When she meets the five aides, they naturally are delighted at having this gorgeous teenager join the excitement. Considering the fact these guys fought in the Great War when she was an infant, hopefully it`s an avuncular sort of affection. ("Look at that bronze hair. Say, she might almost be Doc`'s sister!") And right from the start, Pat wants to join the fun with these (let`s face it) rather bizarre looking adventurers. ("She felt an agreeable tingling. Doc Savage had called her 'Pat.' This seemed to indicate that he had accepted her as one of the gang. Patricia was pleased.")

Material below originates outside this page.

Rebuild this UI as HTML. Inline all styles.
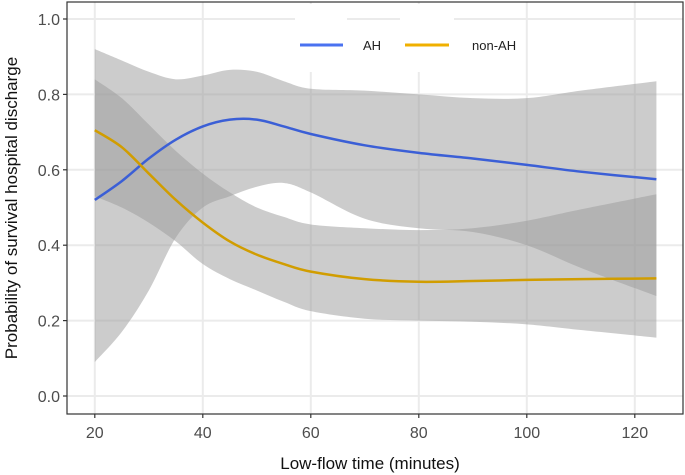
<!DOCTYPE html>
<html><head><meta charset="utf-8"><style>
body{margin:0;background:#fff;}
svg{display:block;font-family:"Liberation Sans",Arial,sans-serif;}
</style></head><body>
<svg id="chart" width="685" height="475"></svg>
<script>
const xs=[20,25,30,35,40,45,50,55,60,70,80,90,100,110,124];
const ahMean=[0.52,0.57,0.63,0.68,0.715,0.733,0.733,0.715,0.695,0.665,0.645,0.63,0.613,0.595,0.575];
const ahUpper=[0.92,0.89,0.86,0.84,0.85,0.865,0.86,0.835,0.815,0.81,0.80,0.79,0.79,0.81,0.835];
const ahLower=[0.09,0.17,0.28,0.42,0.50,0.53,0.555,0.565,0.54,0.47,0.445,0.435,0.40,0.34,0.265];
const nonMean=[0.705,0.66,0.59,0.52,0.46,0.41,0.375,0.35,0.33,0.31,0.303,0.305,0.308,0.31,0.312];
const nonUpper=[0.84,0.79,0.72,0.65,0.59,0.54,0.50,0.475,0.455,0.445,0.44,0.445,0.465,0.495,0.535];
const nonLower=[0.53,0.50,0.46,0.41,0.35,0.31,0.28,0.25,0.225,0.205,0.20,0.197,0.19,0.175,0.155];
const xTicks=[20,40,60,80,100,120];
const yTicks=[0,0.2,0.4,0.6,0.8,1.0];
const yTickLabels=["0.0","0.2","0.4","0.6","0.8","1.0"];

const L=67,R=683,T=2,B=414;
const X=v=>94.8+(v-20)*5.4;
const Y=v=>396-v*377;
const NS="http://www.w3.org/2000/svg";
const svg=document.getElementById('chart');
function mk(tag,attrs,parent){const e=document.createElementNS(NS,tag);for(const k in attrs)e.setAttribute(k,attrs[k]);(parent||svg).appendChild(e);return e;}
function smooth(pts){let d=`M${pts[0][0]},${pts[0][1]}`;for(let i=0;i<pts.length-1;i++){const p0=pts[i-1]||pts[i],p1=pts[i],p2=pts[i+1],p3=pts[i+2]||p2;
const c1=[p1[0]+(p2[0]-p0[0])/6,p1[1]+(p2[1]-p0[1])/6],c2=[p2[0]-(p3[0]-p1[0])/6,p2[1]-(p3[1]-p1[1])/6];
d+=` C${c1[0]},${c1[1]} ${c2[0]},${c2[1]} ${p2[0]},${p2[1]}`;}return d;}
function pts(arr){return xs.map((x,i)=>[X(x),Y(arr[i])]);}
function ribbon(up,lo){const u=pts(up),l=pts(lo).reverse();return smooth(u)+' L'+smooth(l).slice(1)+' Z';}

const grid=mk('g',{});
yTicks.forEach(v=>{const g=mk('line',{x1:L,x2:R,y1:Y(v),y2:Y(v),stroke:'#ebebeb','stroke-width':2},grid);});
xTicks.forEach(v=>{const g=mk('line',{x1:X(v),x2:X(v),y1:T,y2:B,stroke:'#ebebeb','stroke-width':2},grid);});

const lg=mk('g',{});
mk('rect',{x:295,y:4,width:52,height:68,fill:'#fff'},lg);
mk('rect',{x:400,y:4,width:54,height:68,fill:'#fff'},lg);

const r1=mk('path',{d:ribbon(ahUpper,ahLower),fill:'#999','fill-opacity':0.5});

const r2=mk('path',{d:ribbon(nonUpper,nonLower),fill:'#999','fill-opacity':0.5});


const l1=mk('path',{d:smooth(pts(ahMean)),fill:'none',stroke:'#3b5fd6','stroke-width':2.5});

const l2=mk('path',{d:smooth(pts(nonMean)),fill:'none',stroke:'#d19d00','stroke-width':2.5});


const k1=mk('line',{x1:300,x2:343,y1:45,y2:45,stroke:'#4a72f0','stroke-width':3},lg);
const t1=mk('text',{x:363,y:50,'font-size':13,fill:'#222'},lg);t1.textContent='AH';
const k2=mk('line',{x1:405,x2:449,y1:45,y2:45,stroke:'#f0b000','stroke-width':3},lg);
const t2=mk('text',{x:472,y:50,'font-size':13,fill:'#222'},lg);t2.textContent='non-AH';

const pb=mk('rect',{x:L,y:T,width:R-L,height:B-T,fill:'none',stroke:'#333','stroke-width':1.2});


yTicks.forEach((v,i)=>{mk('line',{x1:L-4,x2:L,y1:Y(v),y2:Y(v),stroke:'#333','stroke-width':1.2});
const t=mk('text',{x:L-7,y:Y(v)+6,'text-anchor':'end','font-size':16,fill:'#4d4d4d'});t.textContent=yTickLabels[i];
});
xTicks.forEach(v=>{mk('line',{x1:X(v),x2:X(v),y1:B,y2:B+4,stroke:'#333','stroke-width':1.2});
const t=mk('text',{x:X(v),y:B+24,'text-anchor':'middle','font-size':16,fill:'#4d4d4d'});t.textContent=v;
});

const xt=mk('text',{x:370,y:469,'text-anchor':'middle','font-size':17,fill:'#111'});xt.textContent='Low-flow time (minutes)';

const yt=mk('text',{x:0,y:0,'text-anchor':'middle','font-size':17,fill:'#111',transform:'translate(17,208) rotate(-90)'});yt.textContent='Probability of survival hospital discharge';

</script>
</body></html>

She does fit in right, too. Monk and Ham each tell her that they other one has a wife and thirteen half-wit children, so she knows what kind of shenanigans to expect from these guys. Here, Monk first uses ventriloquism to make Habeas seem to talk, making Pat laugh with delight as Ham fumes. It's just like someone's kid sister joining the gang at the beach.
All five aides are along for the entire party, always a plus. Monk gets the most to do, his specialty in chemistry being useful several times. Poor Long Tom gets two front teeth knocked out with a rock (he was distracted when a pretty girl made eyes at him). These guys take quite a beating over the years, it`s no wonder they all begin to cut back on the adventuring after a while. Broken arms and legs and ribs, gunshot and knife wounds, drowning, being beaten senseless, suffering the effects of the Green Death and the Blue Meteor and various poisons.... it`s not all jolly good times.
As a Doc novel, BRAND OF THE WEREWOLF doesn't have a superscientific threat that menaces the entire world, nor any scenes in the 86th floor headquarters. Instead, it's a treasure hunt story, with pirates threatening innocent people to get the clue to the hidden loot. It works just fine; the book zips along nicely, with enough twists and surprises to keep those pages turning, some fine scenery descriptions from Lester Dent, and memorable characters. 1934 was a good vintage for pulp adventure.